If you ask a room of students how they study, most will say the same thing: they re-read their notes and the textbook. It's the default. It's also, according to decades of research, one of the weakest things you can do with your time.
The illusion of knowing
Re-reading creates fluency — the material starts to feel familiar. Your brain mistakes that familiarity for understanding. You close the book thinking "I know this," walk into the exam, and discover that recognizing something on a page is very different from producing it from memory.
This is called the fluency illusion, and it's why re-reading feels so good and works so poorly. The effort that builds memory is the effort you're skipping every time you let your eyes slide over a highlighted paragraph.
Active recall: make your brain do the work
Active recall flips the process. Instead of putting information in again, you try to pull it out:
- Close the notes and write down everything you remember about a topic.
- Answer a question before you've reviewed the answer.
- Explain a concept out loud as if teaching it.
- Take a quiz or a mock exam on material you studied days ago.
Every one of these forces retrieval, and retrieval is what strengthens memory.
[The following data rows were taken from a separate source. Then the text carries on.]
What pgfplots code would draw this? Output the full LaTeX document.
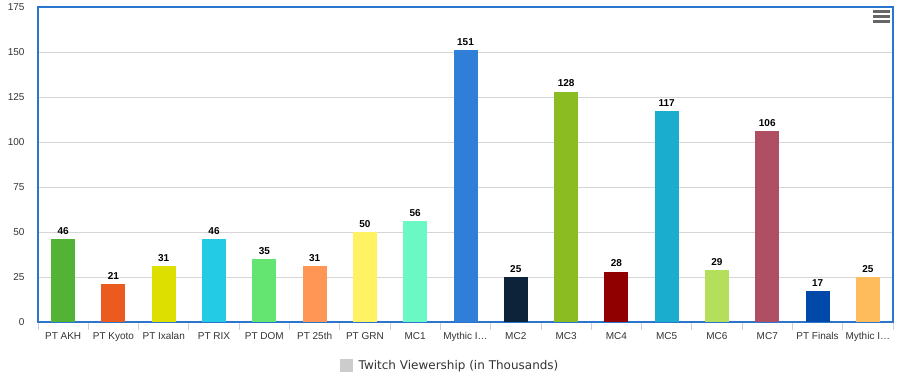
\documentclass[border=0pt]{standalone}
\usepackage{fontspec}
\setmainfont{Liberation Sans}
\newfontfamily\legfont{DejaVu Sans}
\usepackage{pgfplots}
\pgfplotsset{compat=1.18}
\definecolor{borderblue}{HTML}{2C75CC}
\definecolor{gridgray}{HTML}{D6D6D6}
\definecolor{tickgray}{HTML}{C8D2DE}
\definecolor{labelgray}{HTML}{333333}
\definecolor{legsq}{HTML}{CCCCCC}
\definecolor{c1}{HTML}{52B334}
\definecolor{c2}{HTML}{EB5A1E}
\definecolor{c3}{HTML}{DDDF00}
\definecolor{c4}{HTML}{24CBE5}
\definecolor{c5}{HTML}{64E572}
\definecolor{c6}{HTML}{FF9655}
\definecolor{c7}{HTML}{FFF263}
\definecolor{c8}{HTML}{6AF9C4}
\definecolor{c9}{HTML}{2F7ED8}
\definecolor{c10}{HTML}{0D233A}
\definecolor{c11}{HTML}{8BBC21}
\definecolor{c12}{HTML}{910000}
\definecolor{c13}{HTML}{1AADCE}
\definecolor{c14}{HTML}{B3DF5B}
\definecolor{c15}{HTML}{B04F64}
\definecolor{c16}{HTML}{0049A8}
\definecolor{c17}{HTML}{FFBC5C}
\begin{document}
\begin{tikzpicture}
\useasboundingbox (0,0) rectangle (900pt,379pt);
\begin{axis}[
  at={(38pt,57pt)}, anchor=south west,
  scale only axis, width=855pt, height=315pt,
  xmin=-0.5, xmax=16.5, ymin=0, ymax=175,
  ytick={0,25,...,175},
  xtick={0,...,16},
  xticklabels={PT AKH,PT Kyoto,PT Ixalan,PT RIX,PT DOM,PT 25th,PT GRN,MC1,Mythic I…,MC2,MC3,MC4,MC5,MC6,MC7,PT Finals,Mythic I…},
  minor xtick={-0.5,0.5,...,16.5},
  xtick pos=bottom, tick align=outside,
  major tick length=0pt, minor tick length=8pt,
  minor tick style={draw=tickgray, line width=0.8pt},
  ytick style={draw=none},
  ymajorgrids, grid style={draw=gridgray, line width=0.8pt},
  axis line style={draw=borderblue, line width=1.6pt},
  /pgf/number format/assume math mode=true,
  ticklabel style={font=\fontsize{10}{12}\selectfont, text=labelgray},
  xticklabel style={yshift=-7pt},
  yticklabel style={xshift=-10pt},
  every axis plot/.append style={ybar, bar width=24pt, bar shift=0pt, draw=none,
    nodes near coords, every node near coord/.style={font=\bfseries\fontsize{10}{12}\selectfont, text=black, anchor=south, yshift=1pt}},
  legend style={at={(0.4819,-0.1397)}, anchor=center, draw=none, fill=none,
    font=\legfont\fontsize{12}{14}\selectfont, text=labelgray},
]
\addlegendimage{legend image code/.code={\path (0pt,0pt) -- (17pt,0pt); \fill[legsq] (0pt,-6.5pt) rectangle (13pt,6.5pt);}}
\addlegendentry{Twitch Viewership (in Thousands)}
\addplot[fill=c1] coordinates {(0,46)};
\addplot[fill=c2] coordinates {(1,21)};
\addplot[fill=c3] coordinates {(2,31)};
\addplot[fill=c4] coordinates {(3,46)};
\addplot[fill=c5] coordinates {(4,35)};
\addplot[fill=c6] coordinates {(5,31)};
\addplot[fill=c7] coordinates {(6,50)};
\addplot[fill=c8] coordinates {(7,56)};
\addplot[fill=c9] coordinates {(8,151)};
\addplot[fill=c10] coordinates {(9,25)};
\addplot[fill=c11] coordinates {(10,128)};
\addplot[fill=c12] coordinates {(11,28)};
\addplot[fill=c13] coordinates {(12,117)};
\addplot[fill=c14] coordinates {(13,29)};
\addplot[fill=c15] coordinates {(14,106)};
\addplot[fill=c16] coordinates {(15,17)};
\addplot[fill=c17] coordinates {(16,25)};
\end{axis}
\foreach \yy in {366,361,356}{
  \fill[black!60] (873pt,\yy pt) rectangle (890pt,\yy pt+3pt);
}
\end{tikzpicture}
\end{document}
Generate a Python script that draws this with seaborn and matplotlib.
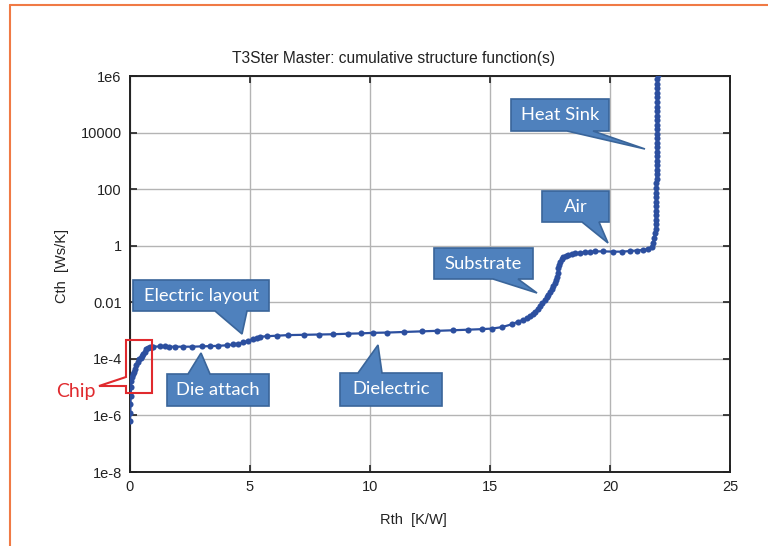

The struggle to remember — even when you partly fail — is the mechanism. A question you get wrong and then correct often sticks better than one you breezed through.
Testing isn't just measurement. The act of being tested is itself one of the most powerful ways to learn. Researchers call it the testing effect.
A simple weekly rotation
You don't need an elaborate system. Try this:
- Learn the material once, properly — read it, take structured notes.
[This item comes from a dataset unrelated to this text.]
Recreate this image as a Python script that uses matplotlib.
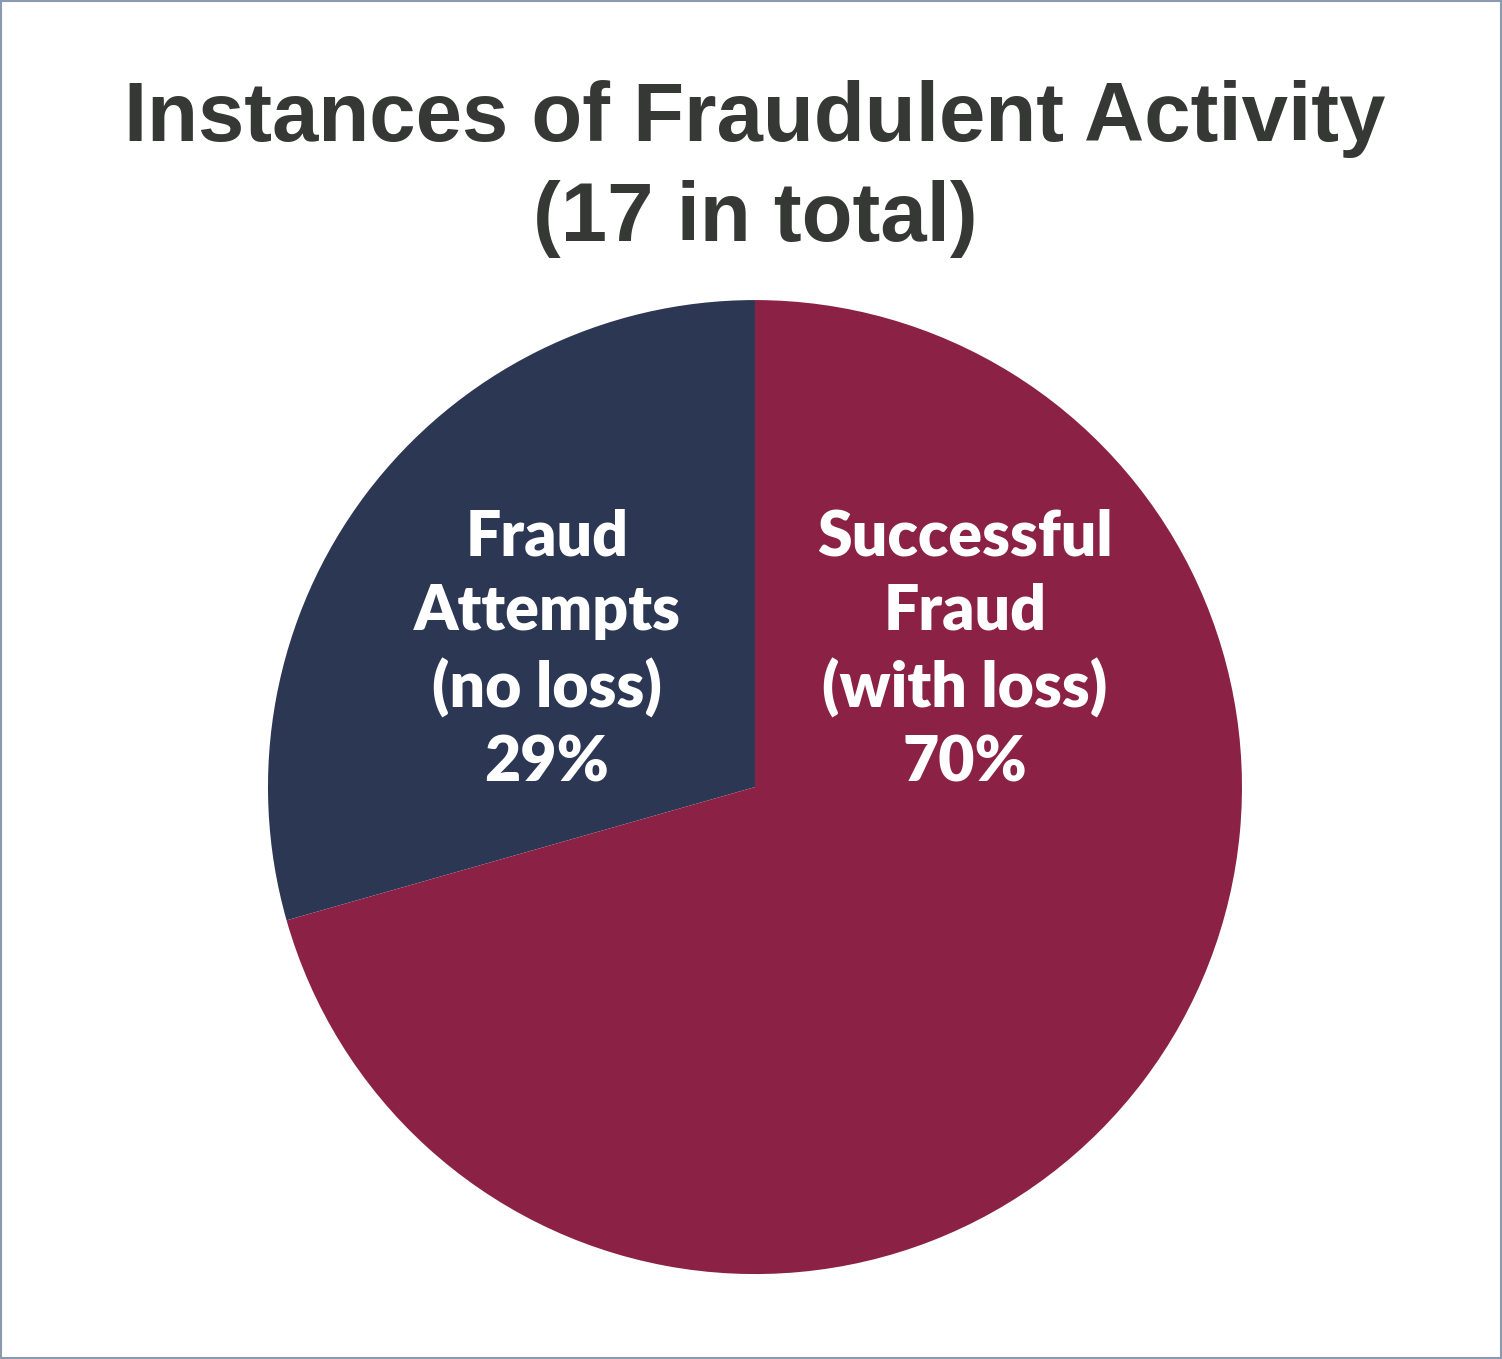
import matplotlib.pyplot as plt
from matplotlib.patches import Rectangle

# data
categories = ['Fraud\nAttempts\n(no loss)', 'Successful\nFraud\n(with loss)']
counts = [5, 12]
shown_pct = [29, 70]
colors = ['#2B3753', '#8B2246']
title = 'Instances of Fraudulent Activity\n(17 in total)'

fig = plt.figure(figsize=(15.02, 13.59), dpi=100)
ax = fig.add_axes([0.1784, 0.0625, 0.6485, 0.7167])

ax.pie(counts, colors=colors, startangle=90, counterclock=True,
       radius=1.0, wedgeprops={'linewidth': 0})
ax.set_xlim(-1, 1)
ax.set_ylim(-1, 1)
ax.set_aspect('equal')
ax.axis('off')

# label positions inside each slice (data coords)
label_pos = [(-0.427, 0.281), (0.431, 0.281)]
for (x, y), name, p in zip(label_pos, categories, shown_pct):
    ax.text(x, y, f'{name}\n{p}%', ha='center', va='center', color='white',
            fontsize=45, fontweight='heavy', family='Lato', linespacing=1.36)

fig.text(0.5027, 0.8756, title, ha='center', va='center', color='#363836',
         fontsize=60, fontweight='bold', family='Liberation Sans',
         linespacing=1.37)

# thin frame round the whole picture
fig.patches.append(Rectangle((0.0007, 0.0007), 0.9986, 0.9986,
                             transform=fig.transFigure, fill=False,
                             edgecolor='#8C9AB0', linewidth=1.5))

fig.savefig('out.png', dpi=100, facecolor='white')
- Quiz yourself the next day without looking. Note what you missed.
- Review only the misses, then re-quiz.
- Take a mock exam later in the week under realistic conditions.
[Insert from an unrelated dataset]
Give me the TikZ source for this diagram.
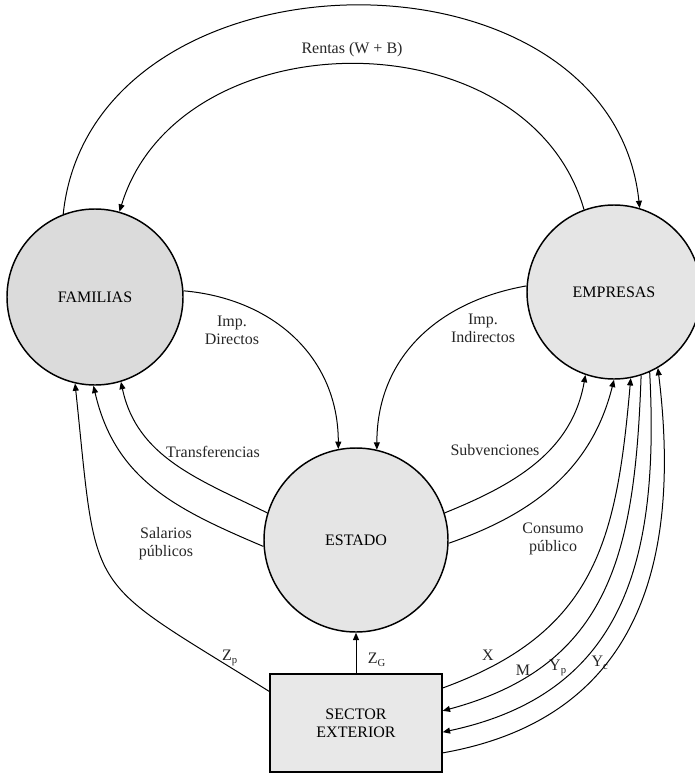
\documentclass[tikz,border=0pt]{standalone}
\usepackage{fontspec}
\setmainfont{Liberation Serif}
\usetikzlibrary{arrows.meta}

\begin{document}
\begin{tikzpicture}
[x=0.75pt,y=-0.75pt,
  circleDecorate/.style={shape=circle,inner sep=0pt,draw,line width=1.1pt,fill=black!10,
    font=\fontsize{12}{13.5}\selectfont},
  sectorDecorate/.style={shape=rectangle,draw,line width=1.1pt,fill=black!9,align=center,
    minimum width=129pt,minimum height=73.5pt,font=\fontsize{12}{13.5}\selectfont},
  flowDecorate/.style={line width=0.75pt,-{Triangle[length=5.5pt,width=4.5pt]}},
  labelDecorate/.style={align=center,inner sep=1pt,text=black!85,
    font=\fontsize{12}{13.5}\selectfont}]
\useasboundingbox (0,0) rectangle (695,774);
%% sectors
\node (fam) at (95,297) [circleDecorate,minimum size=132pt,fill=black!14] {FAMILIAS};
\node (emp) at (614,292) [circleDecorate,minimum size=130.5pt] {EMPRESAS};
\node (est) at (356,540) [circleDecorate,minimum size=138pt] {ESTADO};
\node (sec) at (356,723) [sectorDecorate] {SECTOR\\EXTERIOR};
%% flow labels
\foreach \labelname/\x/\y/\labeltext in {
  lRentas/352/50/{Rentas (W + B)}, lDirectos/232/330/{Imp.\\Directos},
  lIndirectos/483/328/{Imp.\\Indirectos}, lTransf/213/452/{Transferencias},
  lSalarios/166/544/{Salarios\\públicos}, lSubv/495/450/{Subvenciones},
  lConsumo/553/539/{Consumo\\público}, lZp/230/658/{Z\textsubscript{p}},
  lZg/377/660/{Z\textsubscript{G}}, lX/488/655/{X}, lM/523/670/{M},
  lYp/558/668/{Y\textsubscript{p}}, lYc/600/663/{Y\textsubscript{c}}}
{
  \node (\labelname) at (\x,\y) [labelDecorate] {\labeltext};
}
%% flows
\path
\foreach \startnode/\endnode/\o/\i/\l in {
  fam.111.5/emp.73.7/84/96/1.22, emp.110.9/fam.74.3/106/73/1.12,
  fam.4.5/est.101.7/-5/90/1.05, emp.176.8/est.77/190/90/1.05,
  est.163/fam.-73/154/-78/1, est.-176/fam.-91/157/-77/1.05,
  sec.160.2/fam.-103/148/-84/1.55,
  est.17/emp.-109/22/-100/1, est.-2/emp.-90.7/19/-104/1,
  sec.22.1/emp.-79/20/-95/1.15, emp.-72/sec.8.6/-92/15/1.15,
  emp.-66/sec.-6.6/-87/12/1.15, sec.-19.2/emp.-60/10/-83/1.15}
{
  (\startnode) edge[flowDecorate,out=\o,in=\i,looseness=\l] (\endnode)
};
\draw[flowDecorate] (sec) -- (est);
\end{tikzpicture}
\end{document}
Notice how little of this is re-reading. The reading happens once; the rest is retrieval.
Where Skolight fits
The friction with active recall is that making good questions takes effort — so people skip it and re-read instead. Skolight removes that friction: it generates quizzes and full mock exams from your own material, with a clear explanation for every answer, so practice doubles as revision.
The best part is the feedback loop. A mock exam doesn't just test you — it tells you exactly which topics are still weak, so your next study session aims at the right targets instead of re-reading what you already know.
Re-reading feels like studying. Recalling is studying. Swap one for the other and you'll get more from every hour you put in.